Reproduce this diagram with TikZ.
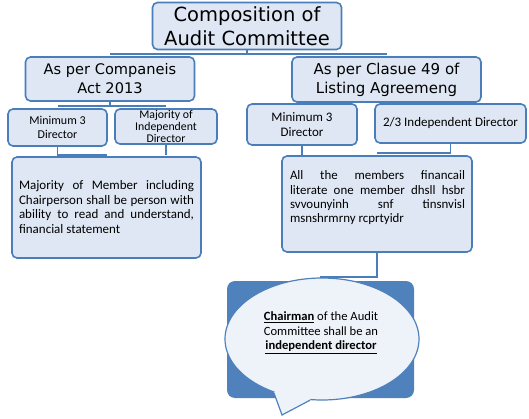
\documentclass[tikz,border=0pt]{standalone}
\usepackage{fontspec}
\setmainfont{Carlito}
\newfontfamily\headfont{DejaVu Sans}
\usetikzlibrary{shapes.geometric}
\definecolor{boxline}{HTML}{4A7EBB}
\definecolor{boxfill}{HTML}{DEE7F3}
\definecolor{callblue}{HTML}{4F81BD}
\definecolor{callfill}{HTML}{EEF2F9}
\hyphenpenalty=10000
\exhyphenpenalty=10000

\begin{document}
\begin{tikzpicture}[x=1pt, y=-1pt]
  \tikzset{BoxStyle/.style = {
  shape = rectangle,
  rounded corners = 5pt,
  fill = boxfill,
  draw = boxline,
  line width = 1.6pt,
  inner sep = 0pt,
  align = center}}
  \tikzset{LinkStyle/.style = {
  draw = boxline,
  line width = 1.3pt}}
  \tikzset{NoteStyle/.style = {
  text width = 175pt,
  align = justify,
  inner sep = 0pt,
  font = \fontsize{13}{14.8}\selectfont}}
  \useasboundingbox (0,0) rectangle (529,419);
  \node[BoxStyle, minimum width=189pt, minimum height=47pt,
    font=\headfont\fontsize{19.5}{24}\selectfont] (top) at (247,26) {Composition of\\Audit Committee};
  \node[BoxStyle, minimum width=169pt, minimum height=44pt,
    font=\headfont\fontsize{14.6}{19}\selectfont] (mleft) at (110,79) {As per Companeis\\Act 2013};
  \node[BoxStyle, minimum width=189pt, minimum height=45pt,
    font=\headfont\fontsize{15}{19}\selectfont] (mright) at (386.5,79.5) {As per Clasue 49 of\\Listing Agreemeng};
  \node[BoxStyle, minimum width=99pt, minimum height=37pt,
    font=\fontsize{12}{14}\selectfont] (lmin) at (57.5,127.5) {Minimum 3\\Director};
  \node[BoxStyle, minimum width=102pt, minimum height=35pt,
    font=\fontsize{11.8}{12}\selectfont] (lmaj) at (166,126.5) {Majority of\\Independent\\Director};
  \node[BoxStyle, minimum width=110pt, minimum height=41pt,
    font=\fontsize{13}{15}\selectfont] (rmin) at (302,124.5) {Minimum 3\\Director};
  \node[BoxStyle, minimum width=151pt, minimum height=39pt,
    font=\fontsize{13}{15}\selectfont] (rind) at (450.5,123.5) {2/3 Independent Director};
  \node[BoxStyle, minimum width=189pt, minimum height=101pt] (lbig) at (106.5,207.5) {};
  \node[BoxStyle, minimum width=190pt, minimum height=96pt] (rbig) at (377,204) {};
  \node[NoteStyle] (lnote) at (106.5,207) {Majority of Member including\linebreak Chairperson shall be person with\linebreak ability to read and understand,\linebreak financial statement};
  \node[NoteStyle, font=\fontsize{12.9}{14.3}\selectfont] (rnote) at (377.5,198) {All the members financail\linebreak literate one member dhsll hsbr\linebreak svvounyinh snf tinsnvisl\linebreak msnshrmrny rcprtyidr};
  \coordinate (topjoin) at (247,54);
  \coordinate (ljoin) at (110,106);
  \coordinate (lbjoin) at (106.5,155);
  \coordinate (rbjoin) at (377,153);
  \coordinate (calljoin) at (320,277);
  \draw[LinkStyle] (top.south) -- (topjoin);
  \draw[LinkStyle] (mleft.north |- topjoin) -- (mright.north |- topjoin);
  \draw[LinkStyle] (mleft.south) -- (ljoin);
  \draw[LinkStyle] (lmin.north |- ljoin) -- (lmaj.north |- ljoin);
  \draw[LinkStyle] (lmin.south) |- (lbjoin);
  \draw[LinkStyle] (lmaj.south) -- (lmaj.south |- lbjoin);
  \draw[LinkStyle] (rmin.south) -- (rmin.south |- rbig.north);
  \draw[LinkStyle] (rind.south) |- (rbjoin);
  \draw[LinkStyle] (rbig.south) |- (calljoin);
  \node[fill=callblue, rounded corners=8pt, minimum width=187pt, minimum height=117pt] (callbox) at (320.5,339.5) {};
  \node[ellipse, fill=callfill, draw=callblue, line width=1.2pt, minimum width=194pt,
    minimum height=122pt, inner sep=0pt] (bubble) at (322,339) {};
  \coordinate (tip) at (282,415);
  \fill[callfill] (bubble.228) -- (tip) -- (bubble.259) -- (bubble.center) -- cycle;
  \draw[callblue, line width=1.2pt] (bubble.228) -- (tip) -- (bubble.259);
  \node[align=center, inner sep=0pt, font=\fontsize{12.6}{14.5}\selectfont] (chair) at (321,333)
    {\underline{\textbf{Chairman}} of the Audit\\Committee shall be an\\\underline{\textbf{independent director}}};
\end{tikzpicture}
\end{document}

^^^^

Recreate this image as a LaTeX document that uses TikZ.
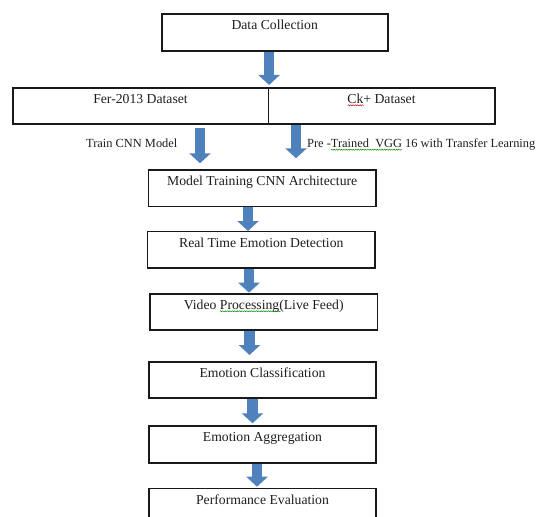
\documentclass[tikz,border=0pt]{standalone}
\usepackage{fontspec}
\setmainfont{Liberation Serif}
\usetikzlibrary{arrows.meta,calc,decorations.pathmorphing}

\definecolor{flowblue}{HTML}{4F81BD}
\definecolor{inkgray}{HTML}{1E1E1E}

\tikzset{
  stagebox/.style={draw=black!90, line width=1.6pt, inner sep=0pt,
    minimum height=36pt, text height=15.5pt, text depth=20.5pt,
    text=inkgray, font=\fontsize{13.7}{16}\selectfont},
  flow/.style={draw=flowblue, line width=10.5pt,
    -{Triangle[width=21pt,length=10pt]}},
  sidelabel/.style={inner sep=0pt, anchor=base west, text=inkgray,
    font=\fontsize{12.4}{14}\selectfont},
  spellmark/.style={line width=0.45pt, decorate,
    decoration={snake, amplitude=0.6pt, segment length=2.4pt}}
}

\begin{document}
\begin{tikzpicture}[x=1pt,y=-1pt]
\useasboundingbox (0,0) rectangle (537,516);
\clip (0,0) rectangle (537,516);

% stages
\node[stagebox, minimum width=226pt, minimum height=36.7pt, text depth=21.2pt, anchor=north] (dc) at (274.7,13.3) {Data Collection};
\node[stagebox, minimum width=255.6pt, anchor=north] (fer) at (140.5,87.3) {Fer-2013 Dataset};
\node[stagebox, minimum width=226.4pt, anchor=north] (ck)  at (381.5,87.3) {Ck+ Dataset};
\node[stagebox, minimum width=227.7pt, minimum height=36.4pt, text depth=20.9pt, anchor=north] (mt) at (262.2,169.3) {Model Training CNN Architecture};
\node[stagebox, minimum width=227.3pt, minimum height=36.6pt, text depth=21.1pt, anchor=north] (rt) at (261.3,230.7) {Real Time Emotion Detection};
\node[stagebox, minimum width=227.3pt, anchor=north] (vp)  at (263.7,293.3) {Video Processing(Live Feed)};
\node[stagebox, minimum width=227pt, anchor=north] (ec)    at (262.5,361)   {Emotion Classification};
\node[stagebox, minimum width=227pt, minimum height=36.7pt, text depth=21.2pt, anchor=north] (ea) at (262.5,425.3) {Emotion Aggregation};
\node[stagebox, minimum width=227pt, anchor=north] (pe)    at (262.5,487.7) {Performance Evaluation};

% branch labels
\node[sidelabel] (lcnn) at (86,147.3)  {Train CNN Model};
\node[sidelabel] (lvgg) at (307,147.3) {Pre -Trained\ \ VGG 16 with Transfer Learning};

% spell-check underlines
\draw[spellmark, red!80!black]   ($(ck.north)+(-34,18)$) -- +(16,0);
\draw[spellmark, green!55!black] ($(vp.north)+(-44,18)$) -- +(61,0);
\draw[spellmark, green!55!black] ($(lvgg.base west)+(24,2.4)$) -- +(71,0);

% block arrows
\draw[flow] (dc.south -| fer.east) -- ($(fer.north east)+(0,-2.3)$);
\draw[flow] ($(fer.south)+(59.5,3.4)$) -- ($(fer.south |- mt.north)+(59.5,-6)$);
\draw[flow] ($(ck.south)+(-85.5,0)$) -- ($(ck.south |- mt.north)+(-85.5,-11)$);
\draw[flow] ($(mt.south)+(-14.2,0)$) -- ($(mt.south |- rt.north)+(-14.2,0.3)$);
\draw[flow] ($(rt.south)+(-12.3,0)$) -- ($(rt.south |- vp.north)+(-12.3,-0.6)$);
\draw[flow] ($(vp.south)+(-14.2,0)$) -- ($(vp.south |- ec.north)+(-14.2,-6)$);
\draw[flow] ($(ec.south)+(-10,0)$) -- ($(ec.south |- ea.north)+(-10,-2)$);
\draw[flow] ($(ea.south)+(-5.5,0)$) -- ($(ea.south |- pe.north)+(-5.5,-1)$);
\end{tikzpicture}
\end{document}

^^^^

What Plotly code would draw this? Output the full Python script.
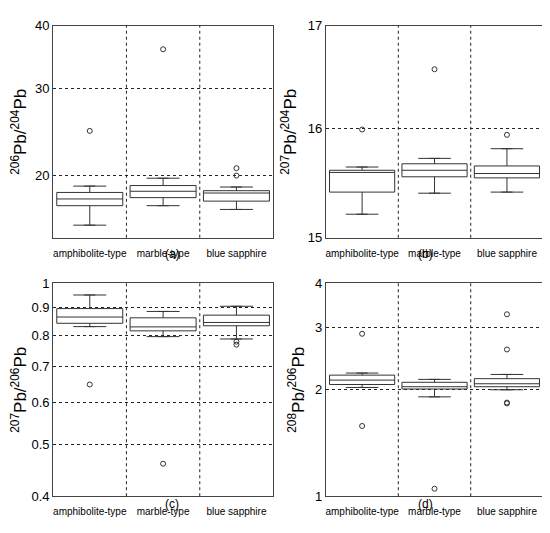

^^^^

- SHORT TASK
Only the number is needed here: how many lines of the records contain "this"?

- FINAL RESULT
3